Once upon a time, Super Wal-Mart did not exist. Large chain grocery stores were a foreign concept. Where did people get their food, you ask? Well, they either grew it themselves, or they purchased it directly from a farmer. Now days, it is quite rare to find people who grow and produce their own food. And unfortunately, it is virtually impossible to purchase any food products directly from the farmer. While food safety is of utmost importance, the current laws in place prevent farmers from selling directly to consumers without a food handler’s license and all the necessary other licensure for packaging/bottling/selling. Because these licenses, specialized equipment, and additional location renovations can cost a grower between $30 and $50 THOUSAND dollars, most opt to not sell directly to consumers. And I think we can all understand that dilemma.
However, there is a growing movement of Floridians who desire to purchase food and food products locally and are currently unable to do so. There are also a growing number of small and large scale farmers who would like to sell their products directly to consumers. State Senator Carey Baker-R is currently trying to alleviate the excessive state food permits that are keeping all of this from happening. It is called the Florida Food Freedom Act, Florida State Bill 1900, and it would allow family farms to develop a relationship with consumers who want to buy directly from the grower themselves. The bill does not do away with all permitting involved as the growers would still be required to use proper federal labeling and also complete some food safety training benchmarks. The bill does not include the legal sale of raw (non-pasturized) milk.
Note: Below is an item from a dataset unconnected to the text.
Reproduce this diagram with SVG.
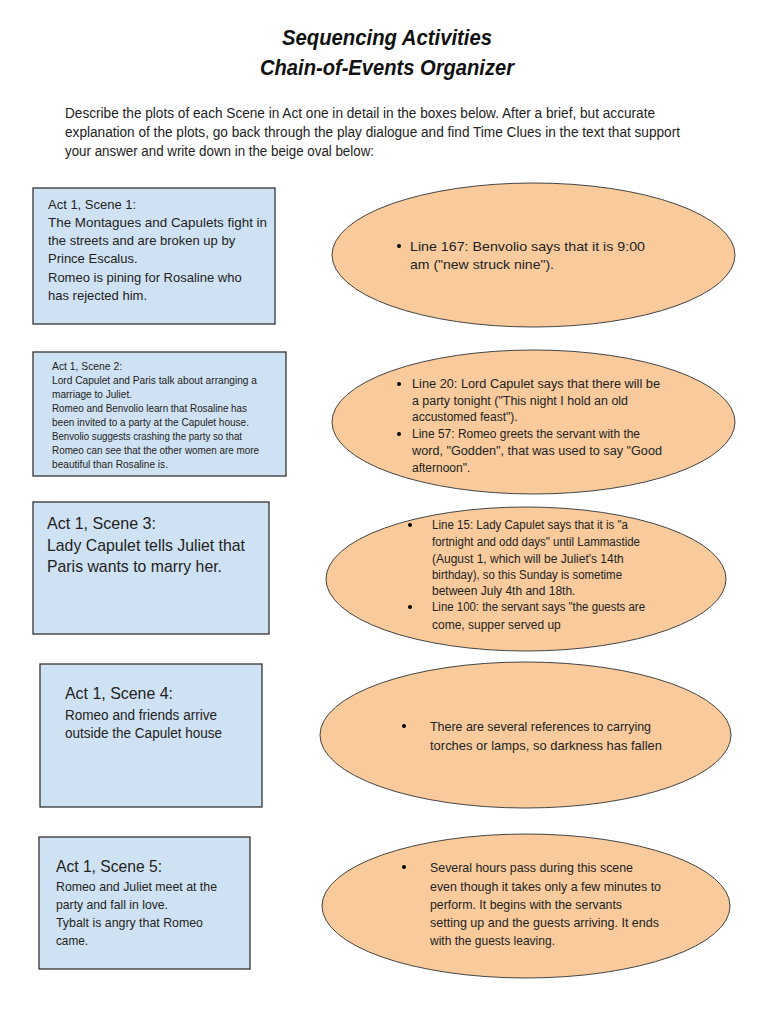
<svg xmlns="http://www.w3.org/2000/svg" width="768" height="1024" viewBox="0 0 768 1024">
<style>
text{font-family:"Liberation Sans",Arial,sans-serif;fill:#222}
.title{font-size:22px;font-weight:bold;font-style:italic;text-anchor:middle;fill:#111}
.intro{font-size:14px;fill:#333}
.box{fill:#cfe2f3;stroke:#333;stroke-width:1.3}
.oval{fill:#f9cb9c;stroke:#444;stroke-width:1}
.t13{font-size:13px}
.t10{font-size:10.2px}
.t17{font-size:17px}
.t14{font-size:14px}
.o12{font-size:12px}
.o13{font-size:13px}
</style>
<rect width="768" height="1024" fill="#fff"/>
<g id="title">
<text class="title" x="387" y="45" textLength="210" lengthAdjust="spacingAndGlyphs">Sequencing Activities</text>
<text class="title" x="387" y="75" textLength="254" lengthAdjust="spacingAndGlyphs">Chain-of-Events Organizer</text>
</g>
<g id="intro" class="intro">
<text x="65" y="118" textLength="590" lengthAdjust="spacingAndGlyphs">Describe the plots of each Scene in Act one in detail in the boxes below. After a brief, but accurate</text>
<text x="65" y="137" textLength="615" lengthAdjust="spacingAndGlyphs">explanation of the plots, go back through the play dialogue and find Time Clues in the text that support</text>
<text x="65" y="156" textLength="309" lengthAdjust="spacingAndGlyphs">your answer and write down in the beige oval below:</text>
</g>
<g id="scene1">
<rect class="box" x="33" y="188" width="242" height="136"/>
<g class="t13">
<text x="48" y="209">Act 1, Scene 1:</text>
<text x="48" y="227" textLength="219" lengthAdjust="spacingAndGlyphs">The Montagues and Capulets fight in</text>
<text x="48" y="245">the streets and are broken up by</text>
<text x="48" y="263">Prince Escalus.</text>
<text x="48" y="282">Romeo is pining for Rosaline who</text>
<text x="48" y="300">has rejected him.</text>
</g>
</g>
<g id="clue1">
<ellipse class="oval" cx="533.5" cy="255" rx="201.5" ry="72"/>
<circle cx="399" cy="246" r="2"/>
<g class="o13">
<text x="410" y="251" textLength="235" lengthAdjust="spacingAndGlyphs">Line 167: Benvolio says that it is 9:00</text>
<text x="410" y="269" textLength="144" lengthAdjust="spacingAndGlyphs">am ("new struck nine").</text>
</g>
</g>
<g id="scene2">
<rect class="box" x="33" y="352" width="253" height="124"/>
<g class="t10">
<text x="52" y="370" textLength="70" lengthAdjust="spacingAndGlyphs">Act 1, Scene 2:</text>
<text x="52" y="384" textLength="205" lengthAdjust="spacingAndGlyphs">Lord Capulet and Paris talk about arranging a</text>
<text x="52" y="398" textLength="80" lengthAdjust="spacingAndGlyphs">marriage to Juliet.</text>
<text x="52" y="412" textLength="195" lengthAdjust="spacingAndGlyphs">Romeo and Benvolio learn that Rosaline has</text>
<text x="52" y="426" textLength="197" lengthAdjust="spacingAndGlyphs">been invited to a party at the Capulet house.</text>
<text x="52" y="440" textLength="190" lengthAdjust="spacingAndGlyphs">Benvolio suggests crashing the party so that</text>
<text x="52" y="454" textLength="207" lengthAdjust="spacingAndGlyphs">Romeo can see that the other women are more</text>
<text x="52" y="468" textLength="116" lengthAdjust="spacingAndGlyphs">beautiful than Rosaline is.</text>
</g>
</g>
<g id="clue2">
<ellipse class="oval" cx="533.5" cy="422" rx="201.5" ry="72"/>
<circle cx="399" cy="384" r="2"/>
<circle cx="399" cy="434" r="2"/>
<g class="o12">
<text x="412" y="388" textLength="248" lengthAdjust="spacingAndGlyphs">Line 20: Lord Capulet says that there will be</text>
<text x="412" y="405" textLength="216" lengthAdjust="spacingAndGlyphs">a party tonight ("This night I hold an old</text>
<text x="412" y="421">accustomed feast").</text>
<text x="412" y="438" textLength="228" lengthAdjust="spacingAndGlyphs">Line 57: Romeo greets the servant with the</text>
<text x="412" y="455" textLength="250" lengthAdjust="spacingAndGlyphs">word, "Godden", that was used to say "Good</text>
<text x="412" y="472">afternoon".</text>
</g>
</g>
<g id="scene3">
<rect class="box" x="33" y="502" width="236" height="132"/>
<g class="t17">
<text x="47" y="529" textLength="109" lengthAdjust="spacingAndGlyphs">Act 1, Scene 3:</text>
<text x="47" y="551" textLength="198" lengthAdjust="spacingAndGlyphs">Lady Capulet tells Juliet that</text>
<text x="47" y="572" textLength="175" lengthAdjust="spacingAndGlyphs">Paris wants to marry her.</text>
</g>
</g>
<g id="clue3">
<ellipse class="oval" cx="526" cy="579" rx="200" ry="72"/>
<circle cx="410" cy="525" r="2"/>
<circle cx="410" cy="607" r="2"/>
<g class="o12">
<text x="432" y="529" textLength="196" lengthAdjust="spacingAndGlyphs">Line 15: Lady Capulet says that it is "a</text>
<text x="432" y="546" textLength="208" lengthAdjust="spacingAndGlyphs">fortnight and odd days" until Lammastide</text>
<text x="432" y="563">(August 1, which will be Juliet's 14th</text>
<text x="432" y="579" textLength="190" lengthAdjust="spacingAndGlyphs">birthday), so this Sunday is sometime</text>
<text x="432" y="595">between July 4th and 18th.</text>
<text x="432" y="611" textLength="213" lengthAdjust="spacingAndGlyphs">Line 100: the servant says "the guests are</text>
<text x="432" y="629">come, supper served up</text>
</g>
</g>
<g id="scene4">
<rect class="box" x="40" y="664" width="222" height="143"/>
<text class="t17" x="65" y="699" textLength="108" lengthAdjust="spacingAndGlyphs">Act 1, Scene 4:</text>
<g class="t14">
<text x="65" y="720" textLength="152" lengthAdjust="spacingAndGlyphs">Romeo and friends arrive</text>
<text x="65" y="738" textLength="157" lengthAdjust="spacingAndGlyphs">outside the Capulet house</text>
</g>
</g>
<g id="clue4">
<ellipse class="oval" cx="525.5" cy="735" rx="205.5" ry="73"/>
<circle cx="404" cy="726" r="2"/>
<g class="o13">
<text x="430" y="731" textLength="221" lengthAdjust="spacingAndGlyphs">There are several references to carrying</text>
<text x="430" y="750" textLength="232" lengthAdjust="spacingAndGlyphs">torches or lamps, so darkness has fallen</text>
</g>
</g>
<g id="scene5">
<rect class="box" x="39" y="837" width="211" height="132"/>
<text class="t17" x="56" y="872" textLength="106" lengthAdjust="spacingAndGlyphs">Act 1, Scene 5:</text>
<g class="t13">
<text x="56" y="891" textLength="161" lengthAdjust="spacingAndGlyphs">Romeo and Juliet meet at the</text>
<text x="56" y="909" textLength="112" lengthAdjust="spacingAndGlyphs">party and fall in love.</text>
<text x="56" y="927" textLength="147" lengthAdjust="spacingAndGlyphs">Tybalt is angry that Romeo</text>
<text x="56" y="945" textLength="32" lengthAdjust="spacingAndGlyphs">came.</text>
</g>
</g>
<g id="clue5">
<ellipse class="oval" cx="526" cy="906" rx="204" ry="72"/>
<circle cx="404" cy="867" r="2"/>
<g class="o13">
<text x="430" y="872" textLength="203" lengthAdjust="spacingAndGlyphs">Several hours pass during this scene</text>
<text x="430" y="891" textLength="231" lengthAdjust="spacingAndGlyphs">even though it takes only a few minutes to</text>
<text x="430" y="909" textLength="192" lengthAdjust="spacingAndGlyphs">perform. It begins with the servants</text>
<text x="430" y="927" textLength="229" lengthAdjust="spacingAndGlyphs">setting up and the guests arriving. It ends</text>
<text x="430" y="945" textLength="125" lengthAdjust="spacingAndGlyphs">with the guests leaving.</text>
</g>
</g>
<g id="connectors"></g>
</svg>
The benefits to such a bill passing are numerous. For starters, more local money would stay in the community as a result of the ability to buy from local growers. Also, it would allow for young people who are interested in agriculture to begin growing and selling their products without the usual start up costs of an agriculture enterprise. Imagine a viable local farmer’s market made up of the farmer’s themselves (young and old, small operations and large) who are growing and making a diverse combination of fruits, vegetables, herbs, honey, jams, baked goods, etc…the list could go on and on. There would once again be the opportunity for the consumer to know the farmer who has grown their food and to make educated decisions on who to buy from. From my vantage point, it is a win-win situation for all involved.